Primeiro, todos entenderam. Não houve ambiguidade, desinformação, incorência ou impropriedade no uso do termo. Seria incoerente se ela dissesse que vai abrir as portas para que outras mulheres possam ser jogadoras de futebol, ou fechar as portas para outras mulheres que almejam a presidência.

Segundo argumento: não é a língua que muda, mas são as pessoas que mudam a língua. Mudanças ocorrem na medida do uso. E a entrada de novas palavras em uma língua pode ser bastante rápida. Não devem ter mais que 30 anos as expressões brasileiras deletar, x-frango e beijódromo, e elas funcionam muito bem. Mudanças nas marcações de gênero são mais lentas. Estima-se que a substituição do sistema masculino/feminino/neutro do latim, para o sistema masculino/feminino do português careceu de pelo menos dez gerações para se efetivar. E presidenta não é palavra nova nem um novo gênero: é palavra existente usada em gênero existente. O que é novo é o uso do gênero feminino nessa palavra em particular.

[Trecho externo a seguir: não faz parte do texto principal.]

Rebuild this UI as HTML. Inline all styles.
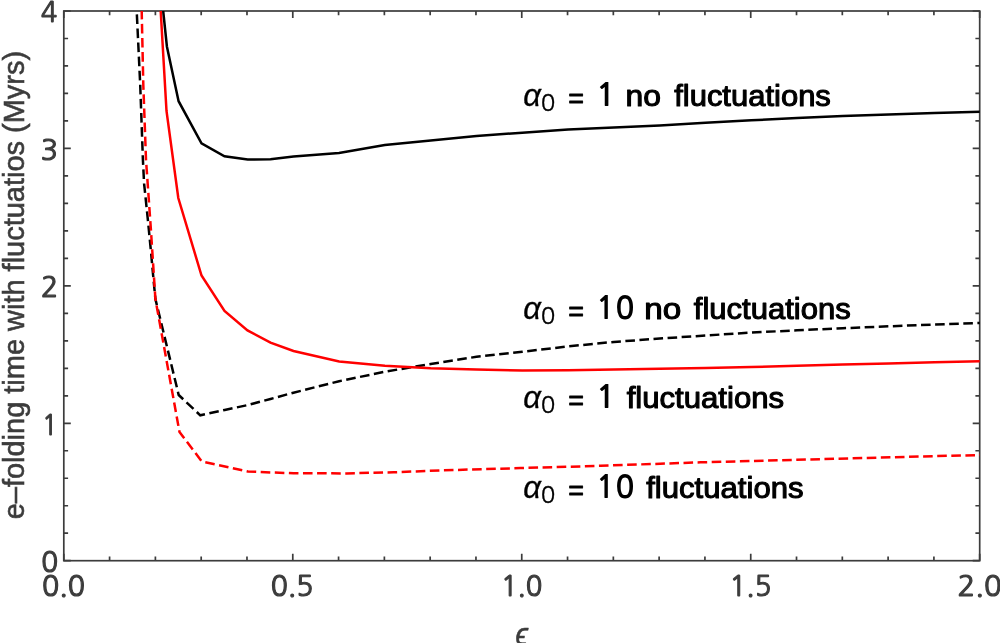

O terceiro argumento diz respeito à educação. Os veículos de comunicação têm, em geral, a necessidade de padronizar o uso de itens e formas gramaticais. Mas a língua tem outros usos. Certos comentaristas de gramática têm uma postura muito agressiva em relação às mudanças na língua. Isso não é nada bom. Resulta em um sentimento de baixa autoestima linguistica, apoiado no uso de gramáticas escolares normativas, tecnicamente falhas, dificultando as dinâmicas escolares.

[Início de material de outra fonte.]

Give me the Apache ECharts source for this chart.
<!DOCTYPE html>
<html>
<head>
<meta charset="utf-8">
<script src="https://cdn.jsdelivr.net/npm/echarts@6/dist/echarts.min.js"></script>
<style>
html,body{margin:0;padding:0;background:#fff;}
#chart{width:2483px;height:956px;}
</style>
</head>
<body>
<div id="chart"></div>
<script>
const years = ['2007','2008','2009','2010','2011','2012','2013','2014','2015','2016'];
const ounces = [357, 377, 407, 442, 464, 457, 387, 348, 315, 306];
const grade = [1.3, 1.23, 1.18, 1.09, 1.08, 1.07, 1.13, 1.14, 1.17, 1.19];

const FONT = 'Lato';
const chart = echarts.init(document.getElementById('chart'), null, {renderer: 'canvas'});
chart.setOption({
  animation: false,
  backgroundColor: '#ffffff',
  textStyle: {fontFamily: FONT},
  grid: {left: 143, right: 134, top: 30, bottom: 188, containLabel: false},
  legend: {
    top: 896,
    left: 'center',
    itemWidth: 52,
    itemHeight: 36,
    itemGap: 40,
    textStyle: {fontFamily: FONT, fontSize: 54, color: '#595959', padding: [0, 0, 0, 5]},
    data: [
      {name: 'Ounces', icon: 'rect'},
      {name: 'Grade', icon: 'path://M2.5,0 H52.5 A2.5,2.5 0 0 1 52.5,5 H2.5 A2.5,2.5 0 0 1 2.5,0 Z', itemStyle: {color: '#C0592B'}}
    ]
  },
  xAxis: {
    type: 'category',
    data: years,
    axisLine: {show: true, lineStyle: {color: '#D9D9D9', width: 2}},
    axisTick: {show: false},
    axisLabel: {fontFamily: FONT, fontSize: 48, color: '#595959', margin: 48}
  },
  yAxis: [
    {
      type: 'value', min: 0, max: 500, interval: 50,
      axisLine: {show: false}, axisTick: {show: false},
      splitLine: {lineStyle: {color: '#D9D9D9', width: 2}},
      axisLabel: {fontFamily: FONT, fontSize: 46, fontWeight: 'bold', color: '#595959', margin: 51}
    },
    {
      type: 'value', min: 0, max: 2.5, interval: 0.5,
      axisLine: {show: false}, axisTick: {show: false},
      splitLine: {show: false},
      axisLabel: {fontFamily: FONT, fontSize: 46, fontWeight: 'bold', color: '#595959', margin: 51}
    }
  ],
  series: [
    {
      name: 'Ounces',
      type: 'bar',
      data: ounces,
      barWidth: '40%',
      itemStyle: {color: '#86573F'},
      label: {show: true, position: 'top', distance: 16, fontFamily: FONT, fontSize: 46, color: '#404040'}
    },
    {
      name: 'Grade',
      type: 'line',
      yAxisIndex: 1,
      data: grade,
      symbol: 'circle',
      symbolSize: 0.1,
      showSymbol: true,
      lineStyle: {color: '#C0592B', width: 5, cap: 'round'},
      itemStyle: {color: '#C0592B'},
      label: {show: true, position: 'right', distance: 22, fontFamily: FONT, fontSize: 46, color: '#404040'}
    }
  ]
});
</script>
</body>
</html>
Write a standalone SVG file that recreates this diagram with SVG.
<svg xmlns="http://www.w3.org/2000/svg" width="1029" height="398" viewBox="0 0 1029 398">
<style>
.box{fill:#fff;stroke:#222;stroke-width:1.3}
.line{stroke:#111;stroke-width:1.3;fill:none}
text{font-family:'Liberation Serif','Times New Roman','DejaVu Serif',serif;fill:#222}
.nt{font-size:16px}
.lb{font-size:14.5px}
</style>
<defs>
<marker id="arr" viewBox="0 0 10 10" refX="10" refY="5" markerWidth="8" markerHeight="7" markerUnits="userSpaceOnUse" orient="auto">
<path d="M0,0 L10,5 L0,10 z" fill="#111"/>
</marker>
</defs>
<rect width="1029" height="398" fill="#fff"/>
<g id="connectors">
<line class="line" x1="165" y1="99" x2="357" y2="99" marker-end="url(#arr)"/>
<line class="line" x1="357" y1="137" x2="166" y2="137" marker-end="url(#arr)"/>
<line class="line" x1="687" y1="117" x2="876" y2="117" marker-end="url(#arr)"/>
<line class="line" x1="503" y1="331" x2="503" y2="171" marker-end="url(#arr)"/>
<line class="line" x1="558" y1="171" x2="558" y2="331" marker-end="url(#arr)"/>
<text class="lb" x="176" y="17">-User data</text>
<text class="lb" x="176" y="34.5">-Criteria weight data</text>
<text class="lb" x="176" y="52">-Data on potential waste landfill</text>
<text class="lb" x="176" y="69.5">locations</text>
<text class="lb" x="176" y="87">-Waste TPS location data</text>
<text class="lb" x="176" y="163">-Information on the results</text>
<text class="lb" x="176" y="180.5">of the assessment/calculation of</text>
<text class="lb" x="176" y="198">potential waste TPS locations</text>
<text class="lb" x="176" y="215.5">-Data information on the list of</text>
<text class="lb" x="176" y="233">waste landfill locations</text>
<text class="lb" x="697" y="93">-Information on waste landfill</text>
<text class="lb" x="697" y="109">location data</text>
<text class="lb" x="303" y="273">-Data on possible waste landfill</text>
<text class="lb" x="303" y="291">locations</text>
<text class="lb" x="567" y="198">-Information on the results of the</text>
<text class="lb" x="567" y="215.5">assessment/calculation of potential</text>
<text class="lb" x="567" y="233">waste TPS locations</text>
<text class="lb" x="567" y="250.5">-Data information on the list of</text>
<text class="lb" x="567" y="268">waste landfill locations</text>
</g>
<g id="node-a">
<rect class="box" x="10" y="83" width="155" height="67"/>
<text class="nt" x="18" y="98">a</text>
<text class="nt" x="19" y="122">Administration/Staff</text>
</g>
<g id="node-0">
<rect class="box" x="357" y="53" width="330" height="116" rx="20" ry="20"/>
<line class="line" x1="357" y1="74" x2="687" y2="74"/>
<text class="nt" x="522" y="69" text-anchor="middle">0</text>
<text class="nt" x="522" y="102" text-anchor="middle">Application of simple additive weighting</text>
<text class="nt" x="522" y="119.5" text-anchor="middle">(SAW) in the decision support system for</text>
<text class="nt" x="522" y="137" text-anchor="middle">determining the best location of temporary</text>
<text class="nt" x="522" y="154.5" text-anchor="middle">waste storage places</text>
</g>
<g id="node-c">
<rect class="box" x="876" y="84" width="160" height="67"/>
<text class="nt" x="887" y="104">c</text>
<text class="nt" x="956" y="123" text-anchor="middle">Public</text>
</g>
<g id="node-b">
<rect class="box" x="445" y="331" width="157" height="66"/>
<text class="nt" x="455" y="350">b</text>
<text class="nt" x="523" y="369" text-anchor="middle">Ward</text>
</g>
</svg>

Outro argumento: o uso de presidenta não vai esculhambar o barraco. Não vamos passar a falar eleganta nem estudanta. Faz sentido dizer presidenta como tem sentido dizer médica ou sargenta, pois botar a marca do feminino na profissão é usual quando mulheres passam a exercê-la. Nem toda língua é assim. Em francês europeu, diz-se “madame le professeur Julie Fougère” (ao pé da letra: senhora o professor Júlia Samambaia). Já os canadenses de fala francesa usam, como nós, o feminino: “la professeuse”.

Um contra-argumento ruim, que tem circulado por aí, é que a palavra presidente é formada por derivação do verbo presidir, tal como pedir/pedinte, impedindo o uso do feminino. Esquecem de dizer que o resultado é uma forma nominal, que em português sempre pode ganhar marca de gênero. Governanta também vem de governar, mas ganhou marca de feminino para se referir a uma atividade exercida exclusivamente pelas mulheres. Presidenta tem motivação ainda mais clara. O termo aponta para a primeira brasileira no cargo, dando dupla justificação à marca de feminino: o momento histórico e a luta pela igualdade profissional da mulher.

Por fim, a entrada de novos itens e novas formas é sinal de saúde e força de uma língua. O árabe, o japonês e o inglês primam pela eficiência na incorporação de palavras estrangeiras, adaptando-as às suas fonéticas e alfabetos particulares. Ganham assim mais recurso de expressão, mais versatilidade e abrem as possibilidades de escolha de seus usuários. Em vez de criticar o uso de presidenta, basta pensar que temos duas formas na mão. Que façamos a nossa escolha.